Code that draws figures
— start —

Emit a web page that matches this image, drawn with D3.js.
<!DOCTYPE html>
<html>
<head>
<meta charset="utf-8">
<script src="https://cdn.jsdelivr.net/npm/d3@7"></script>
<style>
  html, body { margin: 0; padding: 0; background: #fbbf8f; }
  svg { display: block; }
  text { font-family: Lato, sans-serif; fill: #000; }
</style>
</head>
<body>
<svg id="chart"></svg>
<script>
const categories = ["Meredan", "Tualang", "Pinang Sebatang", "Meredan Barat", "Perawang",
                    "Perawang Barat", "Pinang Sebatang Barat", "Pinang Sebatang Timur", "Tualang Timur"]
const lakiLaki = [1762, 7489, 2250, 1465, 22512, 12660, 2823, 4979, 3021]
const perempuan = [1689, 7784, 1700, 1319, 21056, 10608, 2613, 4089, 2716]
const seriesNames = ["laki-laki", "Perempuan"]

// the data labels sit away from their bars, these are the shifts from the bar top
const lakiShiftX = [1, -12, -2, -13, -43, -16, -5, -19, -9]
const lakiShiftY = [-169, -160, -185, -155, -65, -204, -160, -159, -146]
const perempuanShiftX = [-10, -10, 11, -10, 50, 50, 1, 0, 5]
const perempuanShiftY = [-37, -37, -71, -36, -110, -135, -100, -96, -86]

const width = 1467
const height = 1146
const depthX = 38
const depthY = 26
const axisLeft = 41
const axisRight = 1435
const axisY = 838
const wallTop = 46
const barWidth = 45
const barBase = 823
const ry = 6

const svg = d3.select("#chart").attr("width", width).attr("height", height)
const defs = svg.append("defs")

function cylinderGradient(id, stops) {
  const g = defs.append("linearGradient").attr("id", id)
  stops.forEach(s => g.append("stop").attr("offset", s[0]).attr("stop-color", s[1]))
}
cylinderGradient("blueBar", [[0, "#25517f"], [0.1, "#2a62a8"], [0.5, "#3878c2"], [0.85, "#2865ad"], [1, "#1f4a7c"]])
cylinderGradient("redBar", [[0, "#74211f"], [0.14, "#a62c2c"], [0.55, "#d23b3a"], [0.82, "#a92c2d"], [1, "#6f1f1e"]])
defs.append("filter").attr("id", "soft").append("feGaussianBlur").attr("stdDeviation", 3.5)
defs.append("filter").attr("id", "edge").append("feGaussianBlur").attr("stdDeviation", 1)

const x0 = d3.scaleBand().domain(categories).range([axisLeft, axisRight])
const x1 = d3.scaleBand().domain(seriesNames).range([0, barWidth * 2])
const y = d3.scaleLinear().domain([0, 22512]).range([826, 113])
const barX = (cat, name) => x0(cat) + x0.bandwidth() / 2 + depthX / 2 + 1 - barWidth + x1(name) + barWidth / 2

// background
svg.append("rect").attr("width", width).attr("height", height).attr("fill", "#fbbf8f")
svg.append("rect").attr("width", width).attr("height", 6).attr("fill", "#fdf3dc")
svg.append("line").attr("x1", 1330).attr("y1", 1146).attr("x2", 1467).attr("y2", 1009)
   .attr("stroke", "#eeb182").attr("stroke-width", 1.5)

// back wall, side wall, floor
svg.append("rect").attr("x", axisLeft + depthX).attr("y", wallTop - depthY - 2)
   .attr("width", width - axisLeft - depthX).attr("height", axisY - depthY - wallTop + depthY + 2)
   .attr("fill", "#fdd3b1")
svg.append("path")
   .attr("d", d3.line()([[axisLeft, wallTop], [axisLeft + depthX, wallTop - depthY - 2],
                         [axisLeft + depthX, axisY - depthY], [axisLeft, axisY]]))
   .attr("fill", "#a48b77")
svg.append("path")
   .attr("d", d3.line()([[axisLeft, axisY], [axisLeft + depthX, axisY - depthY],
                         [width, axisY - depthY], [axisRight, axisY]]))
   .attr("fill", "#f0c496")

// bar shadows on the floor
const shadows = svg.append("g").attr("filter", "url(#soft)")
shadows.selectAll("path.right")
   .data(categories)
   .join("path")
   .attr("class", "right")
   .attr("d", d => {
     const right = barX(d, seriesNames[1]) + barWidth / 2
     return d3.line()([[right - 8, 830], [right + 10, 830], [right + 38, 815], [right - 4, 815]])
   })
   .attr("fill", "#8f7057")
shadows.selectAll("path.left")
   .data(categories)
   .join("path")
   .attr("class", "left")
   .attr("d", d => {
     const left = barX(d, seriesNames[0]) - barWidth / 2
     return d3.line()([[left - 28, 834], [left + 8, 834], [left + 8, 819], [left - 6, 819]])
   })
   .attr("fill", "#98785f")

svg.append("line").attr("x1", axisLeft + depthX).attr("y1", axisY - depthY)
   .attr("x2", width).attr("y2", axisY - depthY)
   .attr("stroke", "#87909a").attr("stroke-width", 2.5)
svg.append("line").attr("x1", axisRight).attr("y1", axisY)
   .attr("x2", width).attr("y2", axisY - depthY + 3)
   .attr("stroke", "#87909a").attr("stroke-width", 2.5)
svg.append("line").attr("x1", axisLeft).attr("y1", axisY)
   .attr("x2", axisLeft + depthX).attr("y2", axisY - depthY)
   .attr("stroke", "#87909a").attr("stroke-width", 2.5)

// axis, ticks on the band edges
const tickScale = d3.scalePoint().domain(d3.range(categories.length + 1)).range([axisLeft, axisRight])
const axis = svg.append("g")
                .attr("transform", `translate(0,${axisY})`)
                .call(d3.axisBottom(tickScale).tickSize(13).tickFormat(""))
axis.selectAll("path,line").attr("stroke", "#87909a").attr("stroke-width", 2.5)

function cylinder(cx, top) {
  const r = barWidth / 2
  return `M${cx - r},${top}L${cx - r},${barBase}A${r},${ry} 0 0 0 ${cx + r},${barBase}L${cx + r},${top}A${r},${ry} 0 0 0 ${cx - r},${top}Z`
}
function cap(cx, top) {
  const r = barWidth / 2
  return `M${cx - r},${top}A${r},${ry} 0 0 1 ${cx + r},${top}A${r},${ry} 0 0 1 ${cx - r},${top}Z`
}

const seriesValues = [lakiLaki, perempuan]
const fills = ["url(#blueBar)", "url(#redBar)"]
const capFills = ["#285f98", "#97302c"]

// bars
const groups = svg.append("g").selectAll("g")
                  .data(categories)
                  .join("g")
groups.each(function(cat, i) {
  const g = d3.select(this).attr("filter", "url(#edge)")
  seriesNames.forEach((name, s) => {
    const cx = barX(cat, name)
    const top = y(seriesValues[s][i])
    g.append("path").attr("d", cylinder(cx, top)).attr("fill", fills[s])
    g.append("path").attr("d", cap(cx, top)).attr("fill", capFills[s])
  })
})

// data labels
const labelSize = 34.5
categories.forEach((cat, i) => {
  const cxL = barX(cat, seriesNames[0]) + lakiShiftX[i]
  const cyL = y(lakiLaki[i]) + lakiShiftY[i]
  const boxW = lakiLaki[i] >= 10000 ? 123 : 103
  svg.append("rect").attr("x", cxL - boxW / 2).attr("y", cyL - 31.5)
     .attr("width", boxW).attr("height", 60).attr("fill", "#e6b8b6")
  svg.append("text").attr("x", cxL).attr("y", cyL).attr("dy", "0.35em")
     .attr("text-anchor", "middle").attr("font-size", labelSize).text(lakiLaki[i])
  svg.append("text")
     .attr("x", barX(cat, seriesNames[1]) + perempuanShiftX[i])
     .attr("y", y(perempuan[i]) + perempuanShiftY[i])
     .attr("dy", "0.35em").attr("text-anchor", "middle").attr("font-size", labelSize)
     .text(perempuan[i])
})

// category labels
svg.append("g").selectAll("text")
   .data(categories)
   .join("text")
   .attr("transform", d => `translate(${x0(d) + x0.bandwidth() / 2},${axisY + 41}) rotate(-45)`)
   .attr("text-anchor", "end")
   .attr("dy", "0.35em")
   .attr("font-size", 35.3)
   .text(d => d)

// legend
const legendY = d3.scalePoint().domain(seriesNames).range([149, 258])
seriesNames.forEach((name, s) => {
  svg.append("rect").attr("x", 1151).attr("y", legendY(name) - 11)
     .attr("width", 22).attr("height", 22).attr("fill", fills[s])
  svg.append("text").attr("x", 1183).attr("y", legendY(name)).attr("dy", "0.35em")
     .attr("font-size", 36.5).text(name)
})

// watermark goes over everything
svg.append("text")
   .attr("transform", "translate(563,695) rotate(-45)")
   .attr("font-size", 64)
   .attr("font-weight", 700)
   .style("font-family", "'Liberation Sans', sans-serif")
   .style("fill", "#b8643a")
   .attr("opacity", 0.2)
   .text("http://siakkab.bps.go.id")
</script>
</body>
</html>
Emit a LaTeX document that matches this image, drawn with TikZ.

— end —

Each line in the data that holds the string "Emit" should be found and copied.

Emit a web page that matches this image, drawn with D3.js.
Emit a LaTeX document that matches this image, drawn with TikZ.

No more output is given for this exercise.